## SUPPLIED RECORDS
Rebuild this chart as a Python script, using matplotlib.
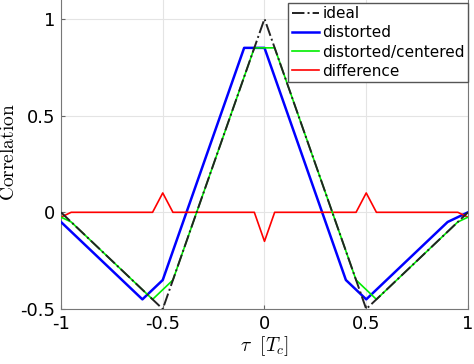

--

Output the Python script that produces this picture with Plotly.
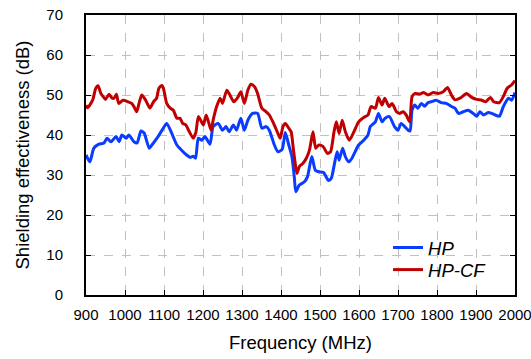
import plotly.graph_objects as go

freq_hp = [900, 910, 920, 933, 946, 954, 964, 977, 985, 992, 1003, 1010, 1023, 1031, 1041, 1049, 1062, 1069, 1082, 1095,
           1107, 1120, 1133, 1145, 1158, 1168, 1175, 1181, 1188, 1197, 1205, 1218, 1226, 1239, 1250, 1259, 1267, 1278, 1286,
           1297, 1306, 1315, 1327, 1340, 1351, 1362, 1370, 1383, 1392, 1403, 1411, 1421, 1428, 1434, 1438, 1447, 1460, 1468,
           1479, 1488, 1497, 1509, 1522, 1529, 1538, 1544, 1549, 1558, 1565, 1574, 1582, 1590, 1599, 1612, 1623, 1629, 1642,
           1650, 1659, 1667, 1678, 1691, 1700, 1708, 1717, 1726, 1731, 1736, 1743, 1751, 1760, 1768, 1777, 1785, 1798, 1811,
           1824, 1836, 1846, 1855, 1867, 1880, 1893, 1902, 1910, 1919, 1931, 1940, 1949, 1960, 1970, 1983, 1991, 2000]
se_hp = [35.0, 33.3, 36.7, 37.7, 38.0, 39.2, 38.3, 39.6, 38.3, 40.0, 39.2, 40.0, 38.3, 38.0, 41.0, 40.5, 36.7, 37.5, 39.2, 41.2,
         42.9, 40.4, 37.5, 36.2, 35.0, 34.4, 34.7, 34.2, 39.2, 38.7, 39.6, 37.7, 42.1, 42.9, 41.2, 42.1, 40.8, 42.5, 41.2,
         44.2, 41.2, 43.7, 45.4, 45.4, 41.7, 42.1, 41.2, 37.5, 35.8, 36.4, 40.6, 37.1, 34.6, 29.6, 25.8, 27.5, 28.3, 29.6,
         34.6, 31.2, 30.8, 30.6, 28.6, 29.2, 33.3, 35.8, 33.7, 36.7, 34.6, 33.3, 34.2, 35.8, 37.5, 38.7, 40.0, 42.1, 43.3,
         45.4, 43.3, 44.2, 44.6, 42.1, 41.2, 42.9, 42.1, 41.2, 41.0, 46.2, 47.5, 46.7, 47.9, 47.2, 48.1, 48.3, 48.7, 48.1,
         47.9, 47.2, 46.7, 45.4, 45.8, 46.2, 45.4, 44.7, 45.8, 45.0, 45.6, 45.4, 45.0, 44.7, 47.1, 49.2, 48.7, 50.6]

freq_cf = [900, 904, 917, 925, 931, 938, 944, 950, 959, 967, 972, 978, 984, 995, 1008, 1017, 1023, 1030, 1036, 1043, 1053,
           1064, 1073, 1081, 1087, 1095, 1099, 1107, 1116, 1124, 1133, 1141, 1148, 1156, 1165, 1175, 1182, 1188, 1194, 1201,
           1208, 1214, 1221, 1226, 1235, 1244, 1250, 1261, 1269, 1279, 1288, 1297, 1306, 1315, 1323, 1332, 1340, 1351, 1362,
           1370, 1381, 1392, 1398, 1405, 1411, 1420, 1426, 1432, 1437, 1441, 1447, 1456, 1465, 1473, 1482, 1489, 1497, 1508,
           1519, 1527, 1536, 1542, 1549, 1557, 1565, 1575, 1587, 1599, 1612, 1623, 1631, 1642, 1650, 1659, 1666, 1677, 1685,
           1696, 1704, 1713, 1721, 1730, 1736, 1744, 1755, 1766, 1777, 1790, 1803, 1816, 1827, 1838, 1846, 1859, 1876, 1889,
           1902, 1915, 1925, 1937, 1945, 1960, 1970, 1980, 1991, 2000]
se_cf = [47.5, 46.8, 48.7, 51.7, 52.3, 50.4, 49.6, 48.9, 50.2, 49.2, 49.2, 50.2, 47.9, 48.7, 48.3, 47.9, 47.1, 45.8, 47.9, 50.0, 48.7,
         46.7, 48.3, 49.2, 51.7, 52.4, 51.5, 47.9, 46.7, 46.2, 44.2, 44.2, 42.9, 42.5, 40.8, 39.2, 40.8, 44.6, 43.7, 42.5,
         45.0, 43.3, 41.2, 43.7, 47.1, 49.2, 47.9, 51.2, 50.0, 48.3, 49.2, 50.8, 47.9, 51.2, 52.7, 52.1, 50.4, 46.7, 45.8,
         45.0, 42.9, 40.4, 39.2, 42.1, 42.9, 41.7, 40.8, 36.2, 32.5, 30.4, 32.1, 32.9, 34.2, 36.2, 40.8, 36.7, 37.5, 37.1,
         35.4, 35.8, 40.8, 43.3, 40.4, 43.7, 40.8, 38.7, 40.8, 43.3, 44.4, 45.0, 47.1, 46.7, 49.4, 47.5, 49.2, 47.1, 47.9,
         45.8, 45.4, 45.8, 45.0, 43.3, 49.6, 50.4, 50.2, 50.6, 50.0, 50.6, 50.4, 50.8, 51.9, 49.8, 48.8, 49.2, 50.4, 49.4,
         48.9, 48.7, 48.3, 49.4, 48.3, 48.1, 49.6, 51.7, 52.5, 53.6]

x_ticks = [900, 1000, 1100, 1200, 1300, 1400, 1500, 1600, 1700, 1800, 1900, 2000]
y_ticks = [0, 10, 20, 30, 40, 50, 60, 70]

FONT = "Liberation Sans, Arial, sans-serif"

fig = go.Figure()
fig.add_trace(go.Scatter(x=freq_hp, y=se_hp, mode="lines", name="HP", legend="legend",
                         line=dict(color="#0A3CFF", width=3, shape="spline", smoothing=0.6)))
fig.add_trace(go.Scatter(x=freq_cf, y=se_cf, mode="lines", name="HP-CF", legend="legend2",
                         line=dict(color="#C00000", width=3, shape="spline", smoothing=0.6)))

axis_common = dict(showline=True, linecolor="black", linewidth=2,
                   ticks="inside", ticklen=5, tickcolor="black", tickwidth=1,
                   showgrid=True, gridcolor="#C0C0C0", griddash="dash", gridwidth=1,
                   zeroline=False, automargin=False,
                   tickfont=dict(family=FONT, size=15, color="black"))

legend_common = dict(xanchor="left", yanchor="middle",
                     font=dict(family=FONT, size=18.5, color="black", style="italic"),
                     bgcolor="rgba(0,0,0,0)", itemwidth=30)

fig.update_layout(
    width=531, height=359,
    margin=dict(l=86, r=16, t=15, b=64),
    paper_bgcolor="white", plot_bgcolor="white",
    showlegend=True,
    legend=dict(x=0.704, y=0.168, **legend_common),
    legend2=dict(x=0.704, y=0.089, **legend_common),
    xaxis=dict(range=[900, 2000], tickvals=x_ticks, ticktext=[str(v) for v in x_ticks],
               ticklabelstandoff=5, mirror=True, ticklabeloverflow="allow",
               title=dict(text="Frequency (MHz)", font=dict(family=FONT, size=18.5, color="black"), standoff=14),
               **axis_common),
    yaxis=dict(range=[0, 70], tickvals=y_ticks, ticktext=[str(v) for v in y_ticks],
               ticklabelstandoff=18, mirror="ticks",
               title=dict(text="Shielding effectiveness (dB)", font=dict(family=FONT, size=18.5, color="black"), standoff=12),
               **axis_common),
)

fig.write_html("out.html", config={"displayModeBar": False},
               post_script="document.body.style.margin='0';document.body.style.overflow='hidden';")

## GIVEN EXERCISE
Start with the line that includes "Output the Python" and finish with the line that includes "import plotly.graph_objects as go": reproduce those lines exactly, nothing before or after, and omit any pictures.

## ANSWER IN FULL
Output the Python script that produces this picture with Plotly.
import plotly.graph_objects as go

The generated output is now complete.